In 2015, the Calgary police received less than 50 reports of ransomware-related crime.
"But we know from global cybercrime reports that the occurrence rates are likely much higher. That's why we hope and encourage people to report this type of crime to the police — just so we can get a better handle on it," said Jepson.
Ransomware strikes again
Another small Calgary business was also hit recently with ransomware.
In November, the owner of the Noir Lash Lounge in Mission had her personal laptop infected after she opened an email attachment that she thought was a resume.
"I was rushing, which was my own stupidity," said Cheryl Mix. "I really just should have taken a minute, and slowed down."
After consulting with an IT expert, Mix decided not to pay the hacker a ransom.
"He said he could remove the virus and then have it usable again but.… It's never going to be 100 per cent. So I just ended up buying a new laptop."
While she did lose some documents and photos, Mix says luckily, the ransomware had not got to her most important files stored on her work computer.
'Pay and move on'
"Some of these ransomware programs are using extremely good encryption software," said Polsky.
So good, they can get through antivirus software — especially if you're not updating it daily, said Polsky.
While she says backing up your computer is "essential," it's not always cheaper to remove the virus and reinstall your files.
"It would take way too much time and money and resources to try to undo it yourself.
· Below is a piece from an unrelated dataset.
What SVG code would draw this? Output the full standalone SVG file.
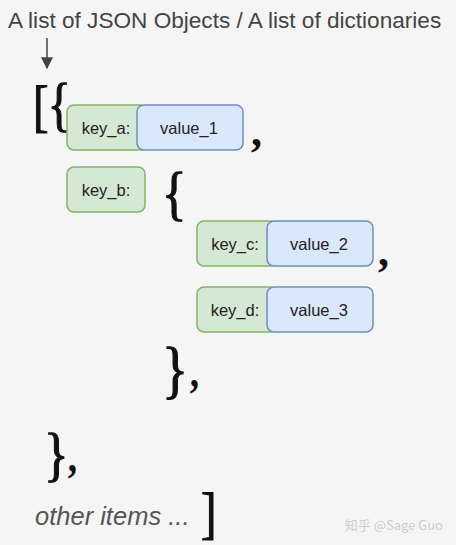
<svg xmlns="http://www.w3.org/2000/svg" width="456" height="545" viewBox="0 0 456 545">
<defs>
<style>
.k{fill:#d5e8d4;stroke:#82b366;stroke-width:1.5}
.v{fill:#dae8fc;stroke:#6c8ebf;stroke-width:1.5}
.t{font-family:"Liberation Sans",Arial,sans-serif;font-size:16.5px;fill:#222;text-anchor:middle}
.b{font-family:"Liberation Serif","DejaVu Serif",serif;fill:#111;stroke:#111;stroke-width:1.2}
.c{font-family:"Liberation Serif","DejaVu Serif",serif;fill:#111;stroke:none;font-weight:bold;font-size:44px}
</style>
<marker id="ah" markerWidth="12" markerHeight="12" refX="9" refY="5" orient="auto" markerUnits="userSpaceOnUse" viewBox="0 0 10 10">
<path d="M0,0 L10,5 L0,10 Z" fill="#444"/>
</marker>
</defs>
<rect width="456" height="545" fill="#f5f5f5"/>
<text x="8" y="28" font-family="Liberation Sans,Arial,sans-serif" font-size="22.6" fill="#444">A list of JSON Objects / A list of dictionaries</text>
<g id="connectors">
<line x1="47" y1="38" x2="47" y2="68" stroke="#444" stroke-width="1.5" marker-end="url(#ah)"/>
</g>
<text class="b" transform="translate(33,125) scale(0.8,1)" font-size="58">[<tspan dx="-1" font-size="60" dy="-1">{</tspan></text>
<g id="key_a"><rect class="k" x="67" y="105" width="80" height="45" rx="7"/><text class="t" x="106" y="134">key_a:</text></g>
<g id="value_1"><rect class="v" x="137" y="105" width="106" height="45" rx="7"/><text class="t" x="189" y="134">value_1</text></g>
<text class="c" x="251" y="146">,</text>
<g id="key_b"><rect class="k" x="67" y="167" width="78" height="45" rx="7"/><text class="t" x="106" y="196">key_b:</text></g>
<text class="b" transform="translate(162,213) scale(0.85,1)" font-size="60">{</text>
<g id="key_c"><rect class="k" x="197" y="221" width="80" height="45" rx="7"/><text class="t" x="235" y="250">key_c:</text></g>
<g id="value_2"><rect class="v" x="267" y="221" width="106" height="45" rx="7"/><text class="t" x="319" y="250">value_2</text></g>
<text class="c" x="378" y="266">,</text>
<g id="key_d"><rect class="k" x="197" y="287" width="80" height="45" rx="7"/><text class="t" x="235" y="316">key_d:</text></g>
<g id="value_3"><rect class="v" x="267" y="287" width="106" height="45" rx="7"/><text class="t" x="319" y="316">value_3</text></g>
<text class="b" transform="translate(162,391) scale(0.85,1)" font-size="64">}<tspan class="c" font-size="58" dx="2" dy="-4">,</tspan></text>
<text class="b" transform="translate(44,474) scale(0.85,1)" font-size="60">}<tspan class="c" font-size="50" dx="-1" dy="-2">,</tspan></text>
<text x="35" y="525" font-family="Liberation Sans,Arial,sans-serif" font-size="25.5" font-style="italic" fill="#555">other items ...</text>
<text class="b" transform="translate(201,532) scale(0.8,1)" font-size="58">]</text>
<text x="443" y="530" font-family="'Noto Sans CJK SC',sans-serif" font-size="13" fill="#ccc" text-anchor="end">知乎 @Sage Guo</text>
</svg>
You just pay it and move on."
While most companies have IT departments to stamp out these fires, Polsky says employees are not usually well trained.
She says it's important that companies educate their staff on how to spot fake emails because, often, that's how ransomware weasels its way into databases.
Along with that, teach staff how to identify what is a questionable website.
"Being a little bit suspicious is a healthy thing sometimes," said Polsky.